7 DECEMBER 1878, Page 26

Spanish Salt : a Collection of All the Proverbs which

are to be Found in "Don Quixote." With a Literal English Translation, Notes, and Intro- duction, by Ulick Ralph Burke, M.A. (B. M. Pickering.)—This little book,—one of the most amusing collection of proverbs we have come across, though all of them are taken from one book, " Don Quixote,"—is translated and edited for us by Mr. Ulick Ralph Burke, with great care and skill. He gives us not only the Spanish proverbs, but the nearest English equivalents, and not unfrequently those of some other people as well, with any additional explanations needful to make the local detail clear to us. For example, wo take one at random :—" 91. Tras la crnz ester el Diablo :" "The Devil lurks behind the cross," I. 6, ii. 33, 47, a proverb only too applicable to Spain. In English we say, " The nearer the church, the farther from God."

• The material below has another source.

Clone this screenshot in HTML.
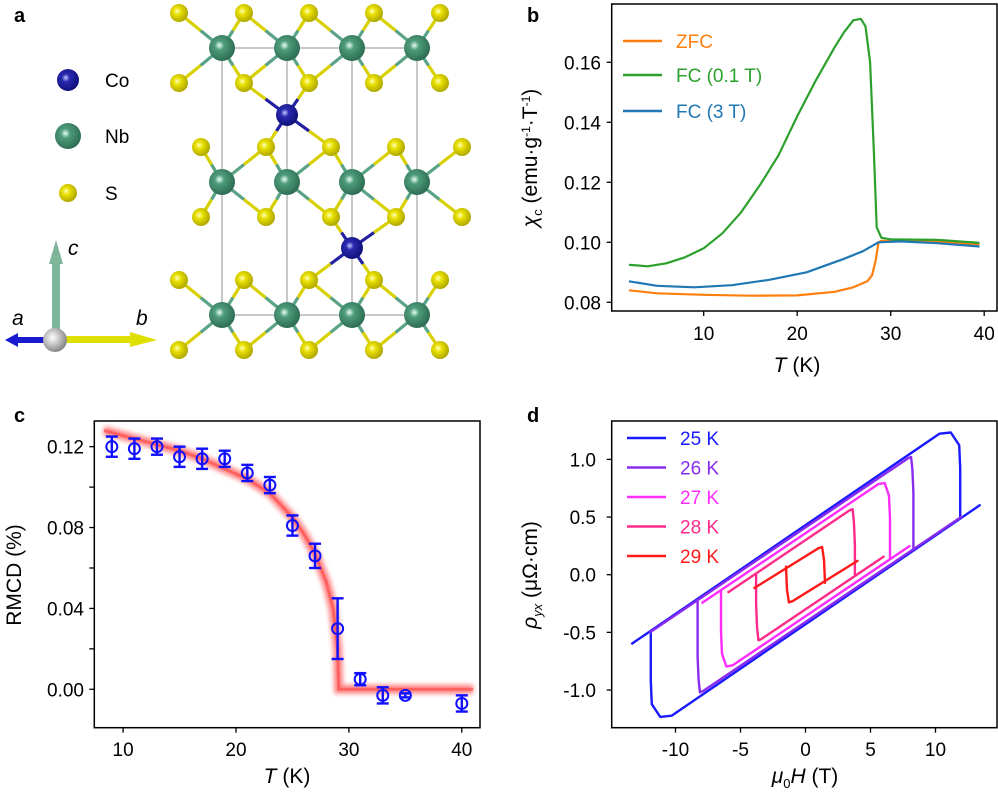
<!DOCTYPE html>
<html><head><meta charset="utf-8"><style>
body{margin:0;background:#fff}
svg{display:block;font-family:"Liberation Sans",sans-serif}
</style></head><body>
<svg id="fig" width="998" height="795" viewBox="0 0 998 795">
<defs>
<radialGradient id="gCo" cx="40%" cy="40%" r="60%"><stop offset="0" stop-color="#c8c8ff"/><stop offset="0.3" stop-color="#2a2ab0"/><stop offset="1" stop-color="#10107a"/></radialGradient>
<radialGradient id="gNb" cx="40%" cy="40%" r="60%"><stop offset="0" stop-color="#e8fff4"/><stop offset="0.3" stop-color="#4f9c7c"/><stop offset="1" stop-color="#2e6e54"/></radialGradient>
<radialGradient id="gS" cx="40%" cy="40%" r="60%"><stop offset="0" stop-color="#ffffc0"/><stop offset="0.35" stop-color="#e8e000"/><stop offset="1" stop-color="#b0a800"/></radialGradient>
<radialGradient id="gO" cx="40%" cy="40%" r="60%"><stop offset="0" stop-color="#fff"/><stop offset="1" stop-color="#888"/></radialGradient>
<filter id="blur" x="-5%" y="-5%" width="110%" height="110%"><feGaussianBlur stdDeviation="2.2"/></filter>
</defs>
<g id="pa"></g>
<g id="pb"></g>
<g id="pc"></g>
<g id="pd"></g>
</svg>
<script>
// ---------- Panel b data ----------
const zfcT=[2,5,10,15,20,24,26,27.5,28,28.4,28.7,29,35,39.5];
const zfcV=[0.084,0.083,0.0825,0.0822,0.0823,0.0835,0.085,0.087,0.089,0.094,0.1,0.1005,0.1002,0.0993];
const fc01T=[2,4,6,8,10,12,14,16,18,20,22,24,25,26,26.8,27.3,27.8,28.2,28.5,29,30,35,39.5];
const fc01V=[0.0925,0.092,0.093,0.095,0.098,0.103,0.11,0.119,0.129,0.142,0.154,0.165,0.17,0.174,0.1745,0.172,0.16,0.13,0.105,0.1015,0.101,0.1008,0.0998];
const fc3T=[2,5,9,13,17,21,25,27,28.7,31,35,39.5];
const fc3V=[0.087,0.0855,0.085,0.0857,0.0875,0.09,0.0945,0.097,0.1,0.1003,0.0997,0.0986];
const bXTicks=[10,20,30,40];
const bYTicks=[0.08,0.10,0.12,0.14,0.16];
// ---------- Panel c data ----------
const rmcdT=[9,11,13,15,17,19,21,23,25,27,29,31,33,35,40];
const rmcdV=[0.12,0.119,0.12,0.115,0.114,0.114,0.107,0.101,0.081,0.066,0.03,0.005,-0.003,-0.003,-0.007];
const rmcdErr=[0.005,0.005,0.004,0.005,0.005,0.004,0.004,0.004,0.005,0.006,0.015,0.003,0.004,0.001,0.004];
const fitT=[8.3,11,13,15,17,19,21,23,25,26,27,28,28.6,29,29.1,41];
const fitV=[0.128,0.124,0.121,0.118,0.114,0.109,0.104,0.097,0.085,0.077,0.067,0.053,0.04,0.02,0,0];
const cXTicks=[10,20,30,40];
const cYTicks=[0,0.04,0.08,0.12];
const cYMinor=[0.02,0.06,0.10];
// ---------- Panel d data ----------
const loopLabels=["25 K","26 K","27 K","28 K","29 K"];
const loopHc=[11.9,8.3,6.5,3.8,1.5];
const loopOffset=[0.43,0.41,0.36,0.3,0.16];
const loopHmax=[13.4,12,8,6,4];
const loopSlope=[0.077,0.076,0.076,0.076,0.07];
const loopRound=[1.6,0.4,0.9,0.4,0.5];
const dXTicks=[-10,-5,0,5,10];
const dYTicks=[-1.0,-0.5,0.0,0.5,1.0];

const NS="http://www.w3.org/2000/svg";
function mk(tag,attrs,parent,text){const e=document.createElementNS(NS,tag);for(const k in attrs)e.setAttribute(k,attrs[k]);if(text!==undefined)e.textContent=text;parent.appendChild(e);return e;}

// ---------- Panel a ----------
const pa=document.getElementById('pa');
let t=mk('text',{x:14,y:22,'font-size':20,'font-weight':'bold'},pa,'a');


const cell=mk('g',{stroke:'#777','stroke-width':0.8,fill:'none'},pa);


mk('rect',{x:222,y:48,width:195,height:267},cell);
mk('line',{x1:287,y1:48,x2:287,y2:315},cell);
mk('line',{x1:352,y1:48,x2:352,y2:315},cell);
const atoms=[];
[48,182,315].forEach(y=>[222,287,352,417].forEach(x=>atoms.push({x,y,t:'Nb'})));
[13,83,280,350].forEach(y=>[179,244,309,374,440].forEach(x=>atoms.push({x,y,t:'S'})));
[147,217].forEach(y=>[201,266,331,396,462].forEach(x=>atoms.push({x,y,t:'S'})));
atoms.push({x:287,y:115,t:'Co'});atoms.push({x:352,y:248,t:'Co'});
const col={Nb:'#5aa386',S:'#d8d000',Co:'#2020a0'};
const rad={Nb:13,S:9,Co:11};
const bonds=mk('g',{'stroke-width':3.2,'stroke-linecap':'butt'},pa);


atoms.forEach(a=>{if(a.t==='S')return;atoms.forEach(b=>{if(b.t!=='S')return;const d=Math.hypot(a.x-b.x,a.y-b.y);if(d<60){const mx=(a.x+b.x)/2,my=(a.y+b.y)/2;mk('line',{x1:a.x,y1:a.y,x2:mx,y2:my,stroke:col[a.t]},bonds);mk('line',{x1:mx,y1:my,x2:b.x,y2:b.y,stroke:col.S},bonds);}});});
const ag=mk('g',{},pa);


atoms.forEach(a=>{const c=mk('circle',{cx:a.x,cy:a.y,r:rad[a.t],fill:'url(#g'+a.t+')'},ag);});
[['Co',80],['Nb',136],['S',193]].forEach(([k,y])=>{const g=mk('g',{},pa);mk('circle',{cx:68,cy:y,r:rad[k],fill:'url(#g'+k+')'},g);mk('text',{x:105,y:y+7,'font-size':19},g,k);});
const ax=mk('g',{},pa);


mk('rect',{x:52,y:262,width:8,height:70,fill:'#7fb59a'},ax);
mk('polygon',{points:'49,264 56,240 63,264',fill:'#7fb59a'},ax);
mk('rect',{x:58,y:336,width:78,height:7,fill:'#e0e000'},ax);
mk('polygon',{points:'130,332 157,340 130,347',fill:'#e0e000'},ax);
mk('rect',{x:18,y:337,width:36,height:6,fill:'#1a1ad0'},ax);
mk('polygon',{points:'18,333 5,340 18,347',fill:'#1a1ad0'},ax);
mk('circle',{cx:55,cy:340,r:12,fill:'url(#gO)'},ax);
mk('text',{x:68,y:255,'font-size':21,'font-style':'italic'},ax,'c');
mk('text',{x:12,y:325,'font-size':21,'font-style':'italic'},ax,'a');
mk('text',{x:136,y:325,'font-size':21,'font-style':'italic'},ax,'b');

// ---------- generic axes helper ----------
function frame(p,L,T,R,B){const r=mk('rect',{x:L,y:T,width:R-L,height:B-T,fill:'none',stroke:'#000','stroke-width':1.5},p);}
function xticks(p,ticks,sx,B,labY,fmt){ticks.forEach(v=>{const x=sx(v);mk('line',{x1:x,y1:B,x2:x,y2:B+5,stroke:'#000','stroke-width':1.3},p);const tt=mk('text',{x:x,y:labY,'font-size':19,'text-anchor':'middle'},p,fmt(v));});}
function yticks(p,ticks,sy,L,labX,fmt){ticks.forEach(v=>{const y=sy(v);mk('line',{x1:L-5,y1:y,x2:L,y2:y,stroke:'#000','stroke-width':1.3},p);const tt=mk('text',{x:labX,y:y+7,'font-size':19,'text-anchor':'end'},p,fmt(v));});}
function pathOf(xs,ys,sx,sy){return xs.map((v,i)=>(i?'L':'M')+sx(v).toFixed(1)+','+sy(ys[i]).toFixed(1)).join('');}

// ---------- Panel b ----------
const pb=document.getElementById('pb');
const bx=v=>610.2+9.35*v, by=v=>242.3-(v-0.10)*3000;
t=mk('text',{x:527,y:22,'font-size':20,'font-weight':'bold'},pb,'b');


frame(pb,611.7,4,997,311);
xticks(pb,bXTicks,bx,311,340,v=>String(v));
yticks(pb,bYTicks,by,611.7,601,v=>v.toFixed(2));
[[zfcT,zfcV,'#ff7f0e','zfc-curve'],[fc01T,fc01V,'#2ca02c','fc-0.1t-curve'],[fc3T,fc3V,'#1f77b4','fc-3t-curve']].forEach(([xs,ys,c,n])=>{const p=mk('path',{d:pathOf(xs,ys,bx,by),fill:'none',stroke:c,'stroke-width':2.2,'stroke-linejoin':'round'},pb);});
[['ZFC','#ff7f0e',41],['FC (0.1 T)','#2ca02c',75],['FC (3 T)','#1f77b4',111]].forEach(([s,c,y])=>{const g=mk('g',{},pb);mk('line',{x1:623,y1:y,x2:662,y2:y,stroke:c,'stroke-width':2.5},g);mk('text',{x:676,y:y+7,'font-size':19,fill:c},g,s);});
t=mk('text',{x:797,y:372,'font-size':21,'text-anchor':'middle'},pb);


t.innerHTML='<tspan font-style="italic">T</tspan> (K)';
t=mk('text',{transform:'translate(537,158) rotate(-90)','font-size':21,'text-anchor':'middle'},pb);


t.innerHTML='<tspan font-style="italic">χ</tspan><tspan font-size="13" dy="5">c</tspan><tspan dy="-5"> (emu·g</tspan><tspan font-size="12" dy="-7">-1</tspan><tspan dy="7">·T</tspan><tspan font-size="12" dy="-7">-1</tspan><tspan dy="7">)</tspan>';

// ---------- Panel c ----------
const pc=document.getElementById('pc');
const cx=v=>236-(20-v)*11.29, cy=v=>689.3-v*2022;
t=mk('text',{x:14,y:422,'font-size':20,'font-weight':'bold'},pc,'c');


frame(pc,94.3,421,480,727.7);
xticks(pc,cXTicks,cx,727.7,756,v=>String(v));
yticks(pc,cYTicks,cy,94.3,84,v=>v.toFixed(2));
cYMinor.forEach(v=>mk('line',{x1:89.3,y1:cy(v),x2:94.3,y2:cy(v),stroke:'#000','stroke-width':1.3},pc));
t=mk('path',{d:pathOf(fitT,fitV,cx,cy),fill:'none',stroke:'#ff2020','stroke-width':9,'stroke-opacity':0.55,filter:'url(#blur)'},pc);


mk('path',{d:pathOf(fitT,fitV,cx,cy),fill:'none',stroke:'#ff5050','stroke-width':3,'stroke-opacity':0.7},pc);
rmcdT.forEach((T,i)=>{const g=mk('g',{stroke:'#1010ff','stroke-width':2.4,fill:'none'},pc);const x=cx(T),y=cy(rmcdV[i]),y1=cy(rmcdV[i]+rmcdErr[i]),y2=cy(rmcdV[i]-rmcdErr[i]);mk('line',{x1:x,y1:y1,x2:x,y2:y2},g);mk('line',{x1:x-6,y1:y1,x2:x+6,y2:y1},g);mk('line',{x1:x-6,y1:y2,x2:x+6,y2:y2},g);mk('circle',{cx:x,cy:y,r:5.5,'stroke-width':2},g);});
t=mk('text',{x:287,y:783,'font-size':21,'text-anchor':'middle'},pc);


t.innerHTML='<tspan font-style="italic">T</tspan> (K)';
t=mk('text',{transform:'translate(21,575) rotate(-90)','font-size':21,'text-anchor':'middle'},pc,'RMCD (%)');



// ---------- Panel d ----------
const pd=document.getElementById('pd');
const dx=v=>805.5+13*v, dy=v=>574.7-v*115.3;
t=mk('text',{x:527,y:422,'font-size':20,'font-weight':'bold'},pd,'d');


frame(pd,611.7,421,997,727.7);
xticks(pd,dXTicks,dx,727.7,756,v=>String(v));
yticks(pd,dYTicks,dy,611.7,596,v=>v.toFixed(1));
const loopCols=['#1a1aff','#8a2cf0','#ff2cff','#ff2a8a','#ff1a1a'];
loopLabels.forEach((lab,i)=>{const hc=loopHc[i],o=loopOffset[i],hm=loopHmax[i],s=loopSlope[i],rd=loopRound[i];const up=h=>o+s*h, lo=h=>-o+s*h;
const pk=up(hc-rd);
const H=[-hm,hc-rd,hc-rd*0.45,hc-0.08,hc,hc,hm],Y=[up(-hm),pk,pk+0.01,pk-0.1,pk-0.3,lo(hc),lo(hm)];
const tr=-pk;
const H2=[hm,-hc+rd,-hc+rd*0.45,-hc+0.08,-hc,-hc],Y2=[lo(hm),lo(-hc+rd),lo(-hc+rd)-0.01,lo(-hc+rd)+0.1,lo(-hc+rd)+0.3,up(-hc)];
const p=mk('path',{d:pathOf(H,Y,dx,dy)+pathOf(H2,Y2,dx,dy).replace(/^M[^L]*/,''),fill:'none',stroke:loopCols[i],'stroke-width':2.4,'stroke-linejoin':'round'},pd);});
loopLabels.forEach((lab,i)=>{const y=438+i*29.5;const g=mk('g',{},pd);mk('line',{x1:627,y1:y,x2:666,y2:y,stroke:loopCols[i],'stroke-width':2.5},g);mk('text',{x:680,y:y+7,'font-size':19,fill:loopCols[i]},g,lab);});
t=mk('text',{x:805,y:783,'font-size':21,'text-anchor':'middle'},pd);


t.innerHTML='<tspan font-style="italic">μ</tspan><tspan font-size="13" dy="5">0</tspan><tspan font-style="italic" dy="-5">H</tspan> (T)';
t=mk('text',{transform:'translate(537,575) rotate(-90)','font-size':21,'text-anchor':'middle'},pd);


t.innerHTML='<tspan font-style="italic">ρ</tspan><tspan font-size="13" dy="5" font-style="italic">yx</tspan><tspan dy="-5"> (μΩ·cm)</tspan>';
</script>
</body></html>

" Par las faldas del vicario, Sube el Diablo al campanario," —translated by Longfellow, in the "Spanish Student," "It is by the vicar's skirts that the Devil climbs into the belfry."

" Wherever God erects a house of prayer, The Devil always builds a chapel there.

—DEFOE'S Trueborn Englishmen, Part I.

See also Burton's Anatomy of Melancholy,' Part II., section 1, M. 1 ; and George Herbert's Jacula Prudentium.'" Mr. Burke has executed his task with real relish, and no little scholarship. A more amusing book of proverbs, whether as illustrating Spanish character or popular sagacity, we have never taken up.